If the system is focused on synchronising security instances, then the system’s functionality capacity is compromised. In the worst case scenario, there would no longer be any free computing power available to analyse and secure data traffic. Plus, at that point, adding new instances does not help either: even newly-added instances would immediately be occupied with synchronisation, so the security system’s effectiveness would no longer increase proportionally to the amount of newly added security instances.
The challenge is real
According to McKinsey, the worldwide number of IoT-connected devices is projected to reach 43 billion by 2023, an almost threefold increase from 2018. Given that the number of end points is only expected to increase, it is essential to find new ways in which to address the security risk. While it is hard to put an exact number on the point at which security becomes destabilised — as multiple factors are involved — 10 million could well be that number. For a mobile provider, an ISP, or any company supporting large volumes of end points, 10 million is a number that can be easily reached soon, if not already.
Large telecommunications providers offering integrated security services, for example, have to process huge amounts of data from their customers and their customers‘ connected devices, often up to a hundred million users in regions like Asia-Pacific. 5G technology will exacerbate the issue, when masses of Industry 4.0 sensors and other IoT components will go online in customers’ networks. Clearly, cloud-based networks are the only viable method to support all those end points, which is why it is essential to find new ways to address cloud-based security.
One answer to solving the cloud security at scale challenge is through using replication technology, or more specifically, through replication groups. More than just theory, it is already being rolled out in the networks of some mobile network operators and ISPs in Asia Pacific. Replication — sharing of information to multiple remote sources to ensure consistency— in computing is well-established, and the concept of grouping of replication also exist. In a cloud-based security system, that same idea can be used to create replication groups. Each group bundles together a number of security instances, but with a limit that cannot be exceeded.

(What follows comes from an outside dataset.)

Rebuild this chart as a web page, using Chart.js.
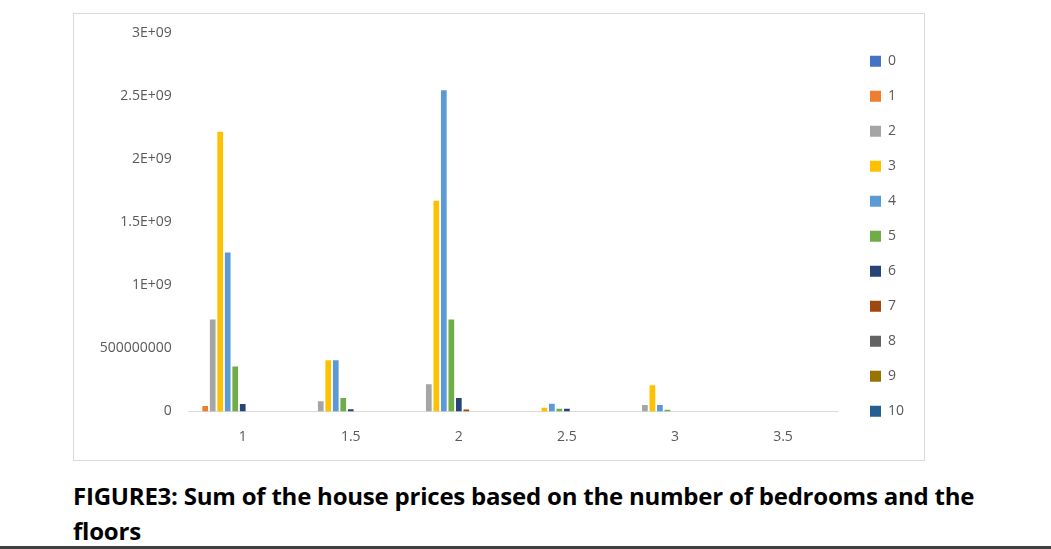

Synchronisation of instances only takes place within the instances belonging to the same group.
So how does that work in terms of keeping the whole system secure? The answer is that each security instance belongs not just to one replication group, but to two, so that information each instance receives from the first group is passed on to the second one. This is a very effective way of propagating information fast and efficiently across the entire system, maintaining synchronisation without having to have a separate connection made by each instance to all the others individually.
So, regardless of the size of the overall system, the number of maximum connections each instance has to make is limited. Even if new replication groups are added, the number of connections each security instance can make does not change, so the volume of computing power required to carry out synchronisation never exceeds a pre-defined percentage.
Here is an example of what that might mean in practice. Say a security system has ten security instances (this is obviously a very low number, and is just being used to describe the theory). Conventionally, to synchronise with all the other security instances in the system, that would mean each instance must establish nine direct connections. However, if those instances are now divided into four replication groups — each with a maximum of five instances — the number of possible connections is capped. Instance no. 9, for example, belongs to both the blue and the red group. This means it only has to synchronise with the other instances of these two groups: four for the blue group, three for the red (instance no. 2 also belongs to both groups and therefore only counts once). Instead of nine direct connections, instance no. 9 only has to set up seven direct connections.
This may not sound like a huge gain — 7 instead of 9 — but when the same idea is applied to a larger system, the benefits become much clearer. If the number of IoT devices to be protected increases, the number of security instances must also be increased. In cluster C, the number of instances has increased to 15, the number of groups to six. Without the replication groups, 14 direct connections would be required for synchronisation in this scenario. However, despite the two new groups, the maximum number of connections remains limited: Instance no. 9 now belongs to the blue and green groups and still only needs to synchronise with seven other instances, instead of 14.
Apply that to a system that has millions of connected end points and the capacity gains will scale accordingly. The number of security instances within a network will vary hugely, depending on features and the underlying hardware specifications, but for an ISP with 10m customers, a ballpark estimate might be 20 nodes for each basic feature, and 40 nodes for more sophisticated ones. Likewise, capacity gains and cost-savings are going to be different for each organisation, but if taking overall cluster resources (CPU, RAM, network I/O etc) into account — which do have a financial impact — then the potential becomes clearer.
For example, for 50 nodes, the amount of synchronisation work required gets multiplied by 2450 – that is a lot of CPU and RAM in the overall cluster compared, to say, 5 nodes when we segment the cluster into overlapping replication groups as described above of 5 nodes per group. For 5 nodes, the multiplier is 20, which then needs to be multiplied by the number of replication groups in the overall cluster, equalling 17, giving a total multiplier of only 340, compared to 2450.
Gaining time for the future
The replication group method effectively buys time organisations supporting customers and devices on cloud-based networks, at least several years, even with the predicted rapid growth of the IoT we can expect between now and 2023 cited by McKinsey. Realistically, no-one can predict how big the IoT will be in five years’ time, and even the replication group method will reach its limit one day. Once a certain number of replication groups is reached, the time it would take for data to flow from one group to the other would be so high that groups would not have the same information at exactly the same time, and so synchronisation would be impaired. However, replication groups can deal with the challenge in the medium-term.
An Internet of Things of this size is still a utopia. However, with regards to the ever-evolving technology, it will probably only be a matter of time before the IoT networks of the future call for new approaches once again. Structuring methods like the replication groups approach are no panacea for all eternity. However, it can deal with the medium-term scaling problem, and so enables organisations of all kinds carry on operating efficiently and securely, while research and development into solving the next level of IoT’s security takes place.